Strategic plans both ground us and free us to move forward. Developing a plan creates a common understanding of where we're going so that we can tell others and invite them to join in. Plans provide a ready answer to the daily question that pops ups, "This is cool. Should we do it?" Without plans, we wander.
Plans are often very good things, but writing plans down can be a tremendously onerous and frustrating process for organizations. Why? Because we worry about whether we're doing the right thing, what other people will think, whether it will work, or if we have what it takes. We often don't know how to articulate and incorporate the input received from our teams in a way that makes them feel included and inspire ownership. It's also hard to know when to start planning or when to stop.

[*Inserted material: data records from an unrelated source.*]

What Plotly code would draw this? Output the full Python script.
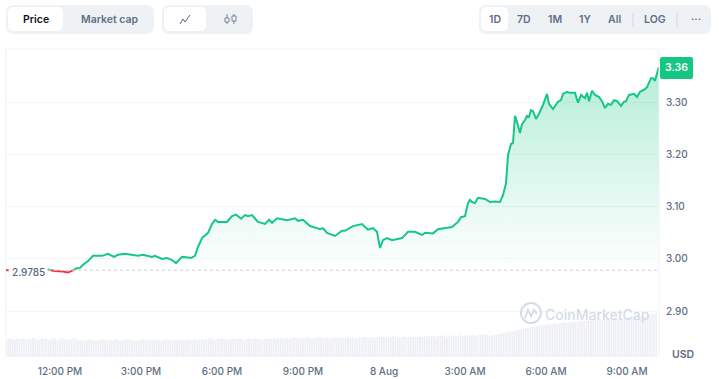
import numpy as np
import plotly.graph_objects as go

W, H = 719, 379
BASELINE = 2.9785
BASE_LABEL = "2.9785"
LAST_LABEL = "3.36"

# hours since midnight of 7 Aug
hours = [11.556,11.593,11.815,12.111,12.296,12.481,12.593,12.741,12.852,13.037,13.222,13.556,13.778,14.0,14.148,14.407,14.667,14.889,15.074,15.407,15.519,15.778,15.963,16.148,16.296,16.519,16.741,16.852,17.0,17.111,17.259,17.37,17.481,17.63,17.741,17.852,18.185,18.37,18.519,18.704,18.852,18.963,19.111,19.333,19.593,19.741,19.852,20.037,20.407,20.704,20.815,21.0,21.259,21.519,21.63,21.741,21.889,22.185,22.444,22.556,22.852,23.185,23.407,23.593,23.741,23.852,23.963,24.111,24.296,24.667,24.889,25.148,25.407,25.519,25.815,26.0,26.519,26.741,26.852,27.0,27.111,27.185,27.259,27.37,27.481,27.741,27.926,28.111,28.296,28.407,28.519,28.593,28.704,28.778,28.852,28.926,29.037,29.111,29.222,29.296,29.37,29.444,29.519,29.63,29.741,29.889,30.037,30.111,30.259,30.444,30.556,30.63,30.778,30.889,31.074,31.185,31.296,31.444,31.519,31.593,31.704,31.815,31.963,32.074,32.185,32.296,32.407,32.519,32.63,32.778,32.889,32.963,33.074,33.259,33.37,33.481,33.667,33.741,33.889,33.963,34.037,34.148,34.185]
prices = [2.981,2.979,2.977,2.976,2.974,2.978,2.982,2.983,2.989,2.996,3.006,3.006,3.01,3.004,3.008,3.01,3.008,3.006,3.008,3.004,3.006,3.0,3.002,2.998,2.992,3.004,3.003,3.002,3.006,3.023,3.04,3.046,3.05,3.067,3.075,3.071,3.071,3.082,3.085,3.077,3.084,3.082,3.084,3.071,3.067,3.075,3.069,3.078,3.074,3.078,3.073,3.075,3.063,3.059,3.057,3.059,3.05,3.044,3.054,3.054,3.063,3.067,3.056,3.059,3.052,3.021,3.036,3.04,3.036,3.04,3.052,3.052,3.046,3.05,3.049,3.057,3.061,3.071,3.08,3.082,3.107,3.113,3.109,3.107,3.117,3.115,3.109,3.11,3.109,3.122,3.145,3.199,3.22,3.222,3.274,3.262,3.241,3.258,3.266,3.274,3.272,3.285,3.283,3.268,3.278,3.295,3.316,3.297,3.287,3.301,3.304,3.316,3.32,3.318,3.318,3.299,3.314,3.308,3.318,3.302,3.322,3.314,3.31,3.302,3.289,3.297,3.295,3.304,3.302,3.293,3.301,3.302,3.314,3.316,3.31,3.32,3.325,3.329,3.346,3.346,3.341,3.362,3.367]

# 5-minute volume, arbitrary units
volume = [
 18,19,18,18,17,19,18,18,19,17,18,18,19,18,17,18,19,18,18,17,
 18,19,18,17,18,19,18,18,17,18,19,18,17,17,16,17,17,18,17,17,
 16,17,17,18,17,16,17,17,17,18,17,16,17,17,18,17,17,16,17,17,
 17,18,17,16,17,17,18,17,17,16,17,18,17,17,16,17,17,18,17,17,
 17,18,17,17,18,17,18,18,17,18,18,19,18,17,18,18,19,18,18,17,
 18,19,18,18,19,18,17,18,19,18,18,19,18,18,17,18,19,18,18,19,
 18,19,19,18,19,19,18,19,20,19,19,18,19,19,20,19,18,19,19,20,
 19,19,20,19,18,19,20,19,19,20,19,19,20,19,20,19,19,20,19,20,
 20,19,20,20,19,20,20,21,20,19,20,20,21,20,20,19,20,21,20,20,
 20,21,20,20,21,20,21,21,20,21,21,20,21,21,22,21,20,21,21,22,
 21,21,22,21,22,22,21,22,22,21,22,22,23,22,22,21,22,22,22,23,
 23,24,24,25,25,26,26,27,27,28,28,29,29,30,30,30,31,31,32,32,
 32,33,33,33,34,33,34,34,34,35,34,35,35,35,35,36,36,36,36,37,
 36,37,37,37,38,37,38,38,38,38,38,39,38,39,39,39,39,39,40,39,
 40,40,40,41,41,42,42,43,43,44,
]
volume_start_hour = 10.0
volume_step_hours = 1 / 12

price_ticks = [3.30, 3.20, 3.10, 3.00, 2.90]
price_labels = ["3.30", "3.20", "3.10", "3.00", "2.90"]
time_ticks = [12, 15, 18, 21, 24, 27, 30, 33]
time_labels = ["12:00 PM", "3:00 PM", "6:00 PM", "9:00 PM", "8 Aug", "3:00 AM", "6:00 AM", "9:00 AM"]
left_tabs = ["Price", "Market cap"]
range_tabs = ["1D", "7D", "1M", "1Y", "All", "LOG", "···"]

GREEN, RED = "#16c784", "#ea3943"
GREY, DARK = "#616e85", "#0d1421"
PANEL, GRID = "#eff2f5", "#f3f5f7"
MARK = "#d5dbe8"
FONT = "Inter"

def X(p): return p / W
def Y(p): return 1 - p / H

# add exact baseline crossings so colour and fill change cleanly
hx, py = [hours[0]], [prices[0]]
for i in range(1, len(hours)):
    a, b = prices[i - 1] - BASELINE, prices[i] - BASELINE
    if a * b < 0:
        t = a / (a - b)
        hx.append(hours[i - 1] + t * (hours[i] - hours[i - 1]))
        py.append(BASELINE)
    hx.append(hours[i]); py.append(prices[i])
hx, py = np.array(hx), np.array(py)
upper = np.maximum(py, BASELINE)
lower = np.where(py <= BASELINE, py, np.nan)
green = np.where(py >= BASELINE, py, np.nan)

fig = go.Figure()
fig.add_trace(go.Bar(x=[volume_start_hour + i * volume_step_hours for i in range(len(volume))],
                     y=volume, yaxis="y2", marker=dict(color="rgba(214,220,232,0.45)", line_width=0), hoverinfo="skip"))
fig.add_trace(go.Scatter(x=hx, y=np.full_like(hx, BASELINE), mode="lines", line=dict(width=0), hoverinfo="skip"))
fig.add_trace(go.Scatter(x=hx, y=upper, mode="lines", line=dict(width=0), fill="tonexty",
                         fillgradient=dict(type="vertical", start=BASELINE, stop=max(prices),
                                           colorscale=[[0, "rgba(22,199,132,0.0)"], [1, "rgba(22,199,132,0.32)"]]),
                         hoverinfo="skip"))
fig.add_trace(go.Scatter(x=hx, y=green, mode="lines", line=dict(color=GREEN, width=2), connectgaps=False))
fig.add_trace(go.Scatter(x=hx, y=lower, mode="lines", line=dict(color=RED, width=2), connectgaps=False))

def rrect(x0, y0, x1, y1, r, color):
    xs = lambda v: f"{X(v):.5f}"
    ys = lambda v: f"{Y(v):.5f}"
    path = (f"M {xs(x0+r)} {ys(y0)} L {xs(x1-r)} {ys(y0)} Q {xs(x1)} {ys(y0)} {xs(x1)} {ys(y0+r)} "
            f"L {xs(x1)} {ys(y1-r)} Q {xs(x1)} {ys(y1)} {xs(x1-r)} {ys(y1)} "
            f"L {xs(x0+r)} {ys(y1)} Q {xs(x0)} {ys(y1)} {xs(x0)} {ys(y1-r)} "
            f"L {xs(x0)} {ys(y0+r)} Q {xs(x0)} {ys(y0)} {xs(x0+r)} {ys(y0)} Z")
    return dict(type="path", xref="paper", yref="paper", path=path, fillcolor=color, line_width=0, layer="above")

def seg(points, color, width=1.0):
    path = "M " + " L ".join(f"{X(a):.5f} {Y(b):.5f}" for a, b in points)
    return dict(type="path", xref="paper", yref="paper", path=path, line=dict(color=color, width=width), layer="above")

shapes = [
    rrect(6, 5, 154, 34, 8, PANEL), rrect(8, 7, 63, 31, 6, "#ffffff"),
    rrect(162, 5, 253, 34, 8, PANEL), rrect(164, 7, 206, 31, 6, "#ffffff"),
    rrect(479, 5, 711, 34, 8, PANEL), rrect(481, 7, 508, 31, 6, "#ffffff"),
    seg([(633, 13), (633, 27)], "#cfd6e4"), seg([(677, 13), (677, 27)], "#cfd6e4"),
    # line / candle icons
    seg([(180, 24), (183, 19), (185, 22), (190, 15)], "#58667e"),
    seg([(227, 14), (227, 24)], "#7c8698"), seg([(234, 14), (234, 24)], "#7c8698"),
    rrect(225, 18, 229, 22, 1, PANEL), rrect(232, 16, 236, 21, 1, PANEL),
    seg([(225, 18), (229, 18), (229, 22), (225, 22), (225, 18)], "#7c8698"),
    seg([(232, 16), (236, 16), (236, 21), (232, 21), (232, 16)], "#7c8698"),
    # chart frame
    seg([(6, 49), (659, 49)], PANEL), seg([(6, 49), (6, 357)], PANEL), seg([(659, 49), (659, 357)], PANEL),
    # baseline
    dict(type="line", xref="x", yref="y", x0=hours[0], x1=34.19, y0=BASELINE, y1=BASELINE,
         line=dict(color="#d8cdd2", width=1, dash="dot"), layer="above"),
    dict(type="line", xref="x", yref="y", x0=10, x1=10.1, y0=BASELINE, y1=BASELINE,
         line=dict(color=RED, width=2), layer="above"),
    # last price tag
    rrect(660, 57, 693, 79, 2, GREEN),
    # watermark logo
    dict(type="circle", xref="paper", yref="paper", x0=X(521), x1=X(541), y0=Y(323), y1=Y(303),
         line=dict(color=MARK, width=2), fillcolor="rgba(0,0,0,0)", layer="above"),
    seg([(525, 318), (528, 310), (531, 316), (534, 310), (537, 314)], MARK, 2),
]

def label(text, x, y, size=10.5, color=GREY, weight=600, family=FONT, **kw):
    return dict(text=text, xref="paper", yref="paper", x=X(x), y=Y(y), showarrow=False,
                xanchor=kw.pop("xanchor", "center"), yanchor="middle",
                font=dict(size=size, color=color, weight=weight, family=family), **kw)

annotations = [
    label(left_tabs[0], 36, 19, color=DARK),
    label(left_tabs[1], 109.5, 19),
    label(BASE_LABEL, 28, 272, size=10, color="#58667e", weight=500),
    label(LAST_LABEL, 676.5, 68, color="#ffffff", size=10.5),
    label("USD", 683, 354, size=10.5),
    label("CoinMarketCap", 597, 314, size=14, color=MARK, weight=500),
]
for t, cx in zip(range_tabs, [495, 524, 555, 585, 614, 655, 696]):
    annotations.append(label(t, cx, 19))

fig.update_layout(
    width=W, height=H, margin=dict(l=0, r=0, t=0, b=0),
    paper_bgcolor="#ffffff", plot_bgcolor="#ffffff", showlegend=False, bargap=0.25,
    shapes=shapes, annotations=annotations, hovermode=False,
    xaxis=dict(domain=[X(6), X(659)], range=[10, 34.185], tickvals=time_ticks, ticktext=time_labels,
               showgrid=False, zeroline=False, showline=False, ticks="outside", ticklen=5,
               tickcolor="rgba(0,0,0,0)", tickfont=dict(family=FONT, size=10, color=GREY, weight=500)),
    yaxis=dict(domain=[Y(357), Y(49)], range=[2.8124, 3.4019], side="right", tickvals=price_ticks,
               ticktext=price_labels, gridcolor=GRID, gridwidth=1, zeroline=False, showline=False,
               ticks="outside", ticklen=4, tickcolor="rgba(0,0,0,0)",
               tickfont=dict(family=FONT, size=10, color=GREY, weight=500)),
    yaxis2=dict(domain=[Y(357), Y(49)], range=[0, 308], overlaying="y", visible=False),
)

fig.write_html("out.html", config=dict(displayModeBar=False),
               post_script="document.body.style.margin='0';document.body.style.overflow='hidden';")
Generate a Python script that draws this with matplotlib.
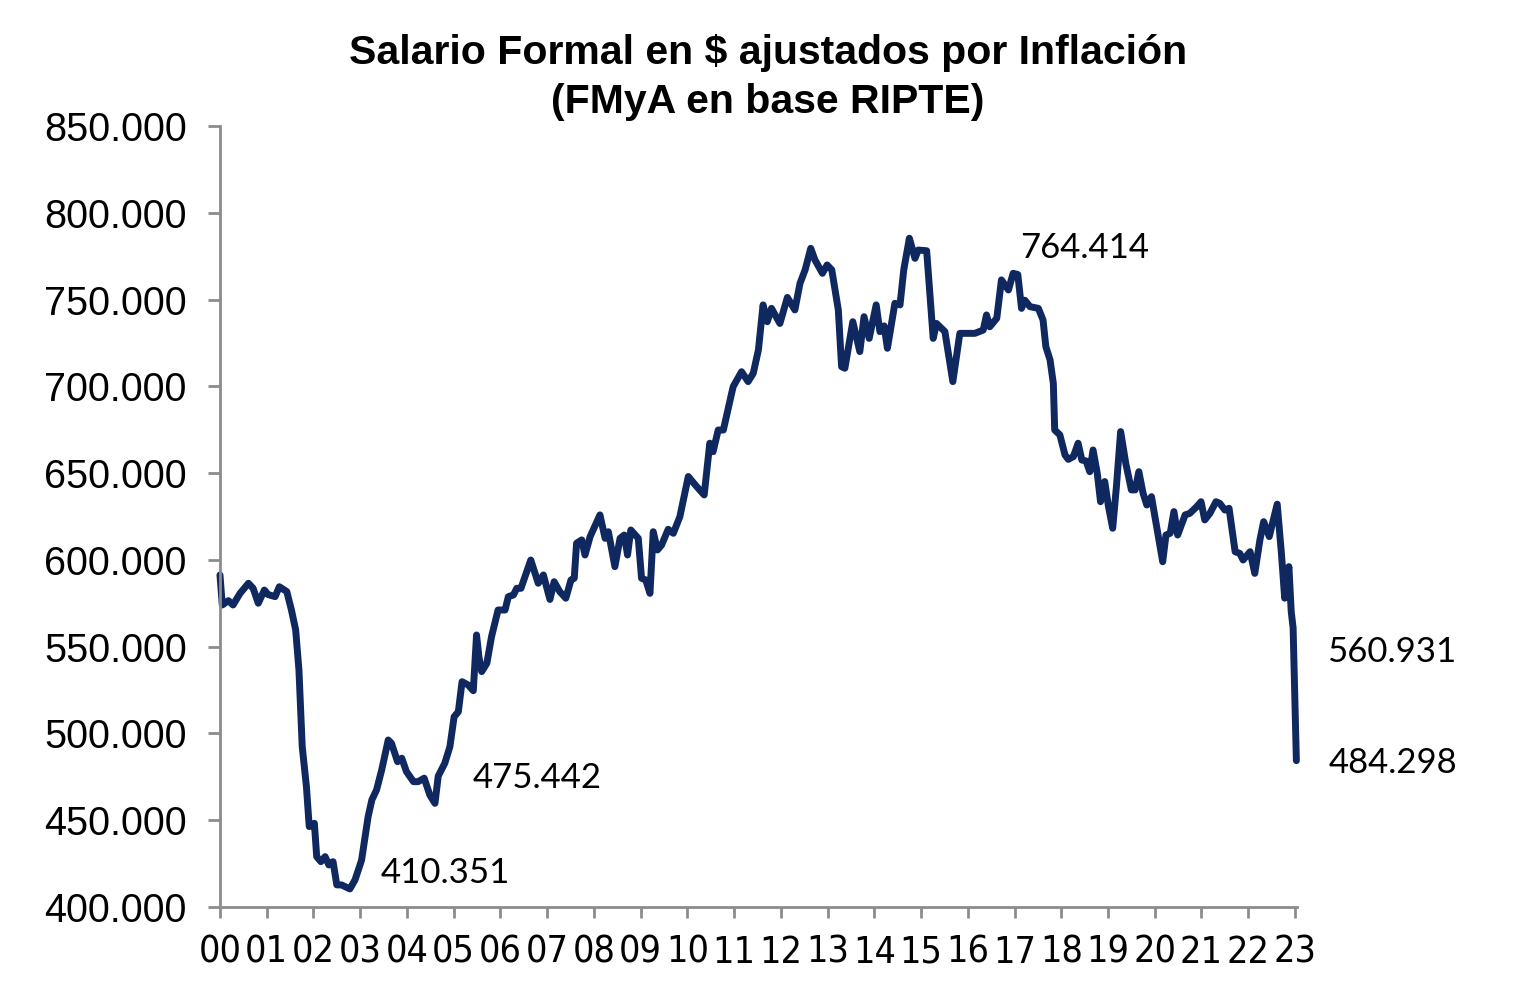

Traditional approaches to strategic planning are process-laden and lengthy. The typical process for strategic planning has, in fact, earned a bad rap for precisely these reasons. Such plans require a tremendous amount of time and, in the end, no one is really sure what they got out of the process. What's worse is when those plans we agonized over sit in a network folder and are rarely referenced.
The alternative is an ultralight approach to discovering and documenting a strategic objective and pulling out the key actions needed to achieve that goal. An objective many teams strive for is to develop an actionable plan that allows them to move together toward a common goal. Here are 8 ways to inspire action with your strategic plan:
- Include as many people and as many diverse perspectives as can reasonably be accommodated in the physical space.
- Tell the group developing the plan that they own the process, the plan, and the outcome. Planning and completing strategic activities is everyone's job.
- Avoid writing or refining mission and vision statements. It's a waste of time.
- Ask participants to articulate their own purpose in doing this work and what excites them about the future of the business.
- Conduct an exercise to list and generally agree on what you (the organization) do, as well as what you don't do.
- Stop writing when you hit 3. Fewer words have more power--if for no other reason than the likelihood of someone actually reading them going up.
- Know that good enough is actually pretty good. Make this point as often as needed. The Atlantic's article entitled "The Power of 'Good Enough'" hit home for me.
- End on a high note. Generating a feeling of community, collaboration, and being a team builds momentum and creates and eagerness to reconnect.
The difference in this ultralight approach to strategic planning is in its ability to inspire. Its duration is deliberately short, and efforts to wordsmith and smooth over the language to the point of meaninglessness are eliminated. All participants are involved, and the team leaves clear, motivated, and energized around a common objective.